Ambrose Hawkins (died 1705) was a clock maker in Somerset and Devon.

The earliest record of him is in the register of St Cuthbert's Church, Wells. He and his wife Ann are listed as the parents of a daughter Elizabeth. By 1695 Hawkins had moved to Exeter. At St Martin's Church, Exeter the parish records contain the baptism of three sons. Their children were:
- Elizabeth Hawkins (b. 15 August 1690)
- Henry Hawkins (b. 7 October 1695)
- Thomas Hawkins (b. 17 January 1697)
- Ambrose Hawkins (b. 29 August 1699)

In 1696 he was granted the right to set up shop in the Exeter Cathedral precincts by the Bishop of Exeter Rt. Revd. Jonathan Trelawny; I doe hereby Grant and Give Liberty and Priviledge to Ambrose hawkens to Open and Keepe Shopp in ye Churchyard of our Cathedral's Church of St. Peters Exon, Wherein to Worke and make Clocks, Watches and Jacks.............First day of May, 1696.

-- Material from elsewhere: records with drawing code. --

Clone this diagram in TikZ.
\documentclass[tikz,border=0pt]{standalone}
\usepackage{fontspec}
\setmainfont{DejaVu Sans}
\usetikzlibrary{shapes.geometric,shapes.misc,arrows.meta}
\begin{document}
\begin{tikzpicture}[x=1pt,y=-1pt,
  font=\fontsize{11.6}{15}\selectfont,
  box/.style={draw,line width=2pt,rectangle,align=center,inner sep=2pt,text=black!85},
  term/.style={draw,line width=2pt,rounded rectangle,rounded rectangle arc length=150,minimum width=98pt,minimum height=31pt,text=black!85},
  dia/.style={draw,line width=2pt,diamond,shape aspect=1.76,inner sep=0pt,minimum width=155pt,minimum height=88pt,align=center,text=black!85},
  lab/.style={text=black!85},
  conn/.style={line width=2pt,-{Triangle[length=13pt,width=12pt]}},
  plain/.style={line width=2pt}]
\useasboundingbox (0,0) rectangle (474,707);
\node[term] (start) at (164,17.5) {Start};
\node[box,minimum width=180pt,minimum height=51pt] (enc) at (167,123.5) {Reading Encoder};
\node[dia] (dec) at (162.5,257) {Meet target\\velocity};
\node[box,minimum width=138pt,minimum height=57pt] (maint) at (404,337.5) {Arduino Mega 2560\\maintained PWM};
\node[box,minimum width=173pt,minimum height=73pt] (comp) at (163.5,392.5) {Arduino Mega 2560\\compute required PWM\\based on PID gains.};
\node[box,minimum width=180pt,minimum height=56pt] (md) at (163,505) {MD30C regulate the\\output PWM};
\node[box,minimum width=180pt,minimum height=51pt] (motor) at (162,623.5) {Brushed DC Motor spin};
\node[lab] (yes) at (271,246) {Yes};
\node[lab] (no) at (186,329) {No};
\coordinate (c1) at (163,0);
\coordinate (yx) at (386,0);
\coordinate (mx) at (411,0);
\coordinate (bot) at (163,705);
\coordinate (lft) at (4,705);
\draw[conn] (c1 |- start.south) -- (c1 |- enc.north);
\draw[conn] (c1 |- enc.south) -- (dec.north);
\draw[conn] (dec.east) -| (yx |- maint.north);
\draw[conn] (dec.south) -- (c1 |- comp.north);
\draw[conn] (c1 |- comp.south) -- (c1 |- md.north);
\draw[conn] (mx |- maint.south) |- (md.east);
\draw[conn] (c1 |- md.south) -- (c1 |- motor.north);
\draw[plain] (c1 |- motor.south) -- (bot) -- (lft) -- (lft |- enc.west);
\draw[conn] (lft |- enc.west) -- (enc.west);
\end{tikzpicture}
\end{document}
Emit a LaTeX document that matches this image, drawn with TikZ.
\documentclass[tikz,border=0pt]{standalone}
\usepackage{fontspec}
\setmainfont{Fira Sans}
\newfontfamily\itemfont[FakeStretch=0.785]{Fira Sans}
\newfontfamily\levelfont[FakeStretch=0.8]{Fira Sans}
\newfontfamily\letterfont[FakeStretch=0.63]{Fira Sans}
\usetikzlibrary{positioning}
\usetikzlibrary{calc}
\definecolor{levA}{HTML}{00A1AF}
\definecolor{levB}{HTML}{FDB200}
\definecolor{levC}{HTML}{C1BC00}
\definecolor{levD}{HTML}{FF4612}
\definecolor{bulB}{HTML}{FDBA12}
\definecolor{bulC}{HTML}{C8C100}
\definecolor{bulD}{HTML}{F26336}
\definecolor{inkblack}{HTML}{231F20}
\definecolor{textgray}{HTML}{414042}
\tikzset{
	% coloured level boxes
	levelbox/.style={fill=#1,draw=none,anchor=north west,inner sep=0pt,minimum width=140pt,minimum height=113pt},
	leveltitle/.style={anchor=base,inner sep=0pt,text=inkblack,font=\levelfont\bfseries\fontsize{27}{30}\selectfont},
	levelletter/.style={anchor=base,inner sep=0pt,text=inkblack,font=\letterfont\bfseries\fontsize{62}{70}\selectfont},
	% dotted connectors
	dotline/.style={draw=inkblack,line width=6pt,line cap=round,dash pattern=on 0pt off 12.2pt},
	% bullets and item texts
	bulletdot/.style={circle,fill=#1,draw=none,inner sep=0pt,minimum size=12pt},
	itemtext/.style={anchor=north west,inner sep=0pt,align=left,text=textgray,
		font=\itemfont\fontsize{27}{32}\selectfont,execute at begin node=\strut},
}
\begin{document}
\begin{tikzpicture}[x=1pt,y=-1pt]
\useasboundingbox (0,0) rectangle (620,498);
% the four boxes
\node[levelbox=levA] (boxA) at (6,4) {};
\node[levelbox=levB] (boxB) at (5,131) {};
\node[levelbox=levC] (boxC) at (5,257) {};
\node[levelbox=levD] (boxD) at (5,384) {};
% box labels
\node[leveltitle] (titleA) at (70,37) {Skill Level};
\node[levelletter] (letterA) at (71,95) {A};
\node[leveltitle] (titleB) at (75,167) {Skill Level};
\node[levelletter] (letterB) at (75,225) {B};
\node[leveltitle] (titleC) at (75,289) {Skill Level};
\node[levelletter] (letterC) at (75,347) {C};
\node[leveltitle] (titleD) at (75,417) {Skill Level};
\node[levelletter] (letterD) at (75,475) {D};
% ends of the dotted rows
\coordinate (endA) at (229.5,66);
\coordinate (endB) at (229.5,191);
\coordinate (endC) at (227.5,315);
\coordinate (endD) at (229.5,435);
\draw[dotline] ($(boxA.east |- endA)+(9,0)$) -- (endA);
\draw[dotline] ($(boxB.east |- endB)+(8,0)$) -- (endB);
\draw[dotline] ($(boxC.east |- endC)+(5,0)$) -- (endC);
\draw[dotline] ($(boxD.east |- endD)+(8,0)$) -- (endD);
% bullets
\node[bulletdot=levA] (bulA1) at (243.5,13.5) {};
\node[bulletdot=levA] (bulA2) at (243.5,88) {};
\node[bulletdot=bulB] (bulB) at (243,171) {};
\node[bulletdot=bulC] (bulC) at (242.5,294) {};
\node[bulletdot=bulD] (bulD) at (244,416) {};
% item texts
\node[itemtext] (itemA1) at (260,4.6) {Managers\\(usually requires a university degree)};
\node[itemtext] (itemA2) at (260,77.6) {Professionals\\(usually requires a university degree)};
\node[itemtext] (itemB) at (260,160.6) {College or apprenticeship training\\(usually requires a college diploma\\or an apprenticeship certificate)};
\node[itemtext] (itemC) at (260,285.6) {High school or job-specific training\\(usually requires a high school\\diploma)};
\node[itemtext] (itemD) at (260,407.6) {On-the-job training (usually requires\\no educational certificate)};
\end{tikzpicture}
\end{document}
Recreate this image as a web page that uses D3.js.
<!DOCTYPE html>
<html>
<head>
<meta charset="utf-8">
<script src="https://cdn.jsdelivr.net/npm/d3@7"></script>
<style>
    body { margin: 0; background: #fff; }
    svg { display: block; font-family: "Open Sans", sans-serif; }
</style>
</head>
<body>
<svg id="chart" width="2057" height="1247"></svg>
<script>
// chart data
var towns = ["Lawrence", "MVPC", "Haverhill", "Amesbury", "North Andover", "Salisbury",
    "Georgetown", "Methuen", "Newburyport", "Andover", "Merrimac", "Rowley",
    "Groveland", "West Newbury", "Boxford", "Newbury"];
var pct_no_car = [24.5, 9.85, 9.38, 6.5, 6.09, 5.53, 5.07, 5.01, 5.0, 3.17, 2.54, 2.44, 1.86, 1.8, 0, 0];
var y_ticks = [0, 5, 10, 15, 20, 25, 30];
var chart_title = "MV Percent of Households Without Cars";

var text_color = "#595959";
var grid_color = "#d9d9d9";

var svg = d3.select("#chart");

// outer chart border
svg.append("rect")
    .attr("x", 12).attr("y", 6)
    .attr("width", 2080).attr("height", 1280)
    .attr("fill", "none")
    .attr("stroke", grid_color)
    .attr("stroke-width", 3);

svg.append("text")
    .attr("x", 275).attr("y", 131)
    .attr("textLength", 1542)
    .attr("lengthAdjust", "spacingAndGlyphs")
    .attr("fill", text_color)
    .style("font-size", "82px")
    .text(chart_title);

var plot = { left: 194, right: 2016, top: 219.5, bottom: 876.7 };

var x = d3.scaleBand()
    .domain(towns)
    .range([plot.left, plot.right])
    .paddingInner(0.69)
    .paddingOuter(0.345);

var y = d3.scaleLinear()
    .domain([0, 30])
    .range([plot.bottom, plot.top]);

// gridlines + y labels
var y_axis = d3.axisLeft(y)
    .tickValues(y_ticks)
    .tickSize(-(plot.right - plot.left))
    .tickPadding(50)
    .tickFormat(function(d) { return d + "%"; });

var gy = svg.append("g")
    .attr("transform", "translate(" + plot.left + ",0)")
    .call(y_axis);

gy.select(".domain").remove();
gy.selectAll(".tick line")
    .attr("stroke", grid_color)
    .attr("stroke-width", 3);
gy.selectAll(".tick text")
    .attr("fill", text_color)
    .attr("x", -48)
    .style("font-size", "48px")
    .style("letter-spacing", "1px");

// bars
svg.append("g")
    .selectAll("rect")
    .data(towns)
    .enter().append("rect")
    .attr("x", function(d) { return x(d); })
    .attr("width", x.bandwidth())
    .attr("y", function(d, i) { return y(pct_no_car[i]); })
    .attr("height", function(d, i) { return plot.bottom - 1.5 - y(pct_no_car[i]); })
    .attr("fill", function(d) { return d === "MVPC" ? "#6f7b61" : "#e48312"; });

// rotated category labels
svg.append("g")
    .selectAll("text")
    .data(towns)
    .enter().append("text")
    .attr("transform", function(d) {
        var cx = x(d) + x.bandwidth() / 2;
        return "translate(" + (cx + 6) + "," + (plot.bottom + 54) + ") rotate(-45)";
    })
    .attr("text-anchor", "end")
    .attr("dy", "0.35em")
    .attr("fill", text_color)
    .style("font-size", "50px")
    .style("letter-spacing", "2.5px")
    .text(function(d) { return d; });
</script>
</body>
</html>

Later that year an agreement was drawn up for Hawkins to mend and care for the Exeter Cathedral astronomical clock for the sum of £17.

He produced long case clocks some of which occasionally come up for sale and command high prices. A clock with a tree train movement and one month's duration, a quarter striking mechanism on six bells was advertised in Country Life on 6 September 1973 for a price of £9,500. In 2005 a long case clock was sold by Christie's for £36,000 and in 2014 another clock sold at Bonhams for £12,500.

He was buried in Exeter Cathedral on 11 August 1705.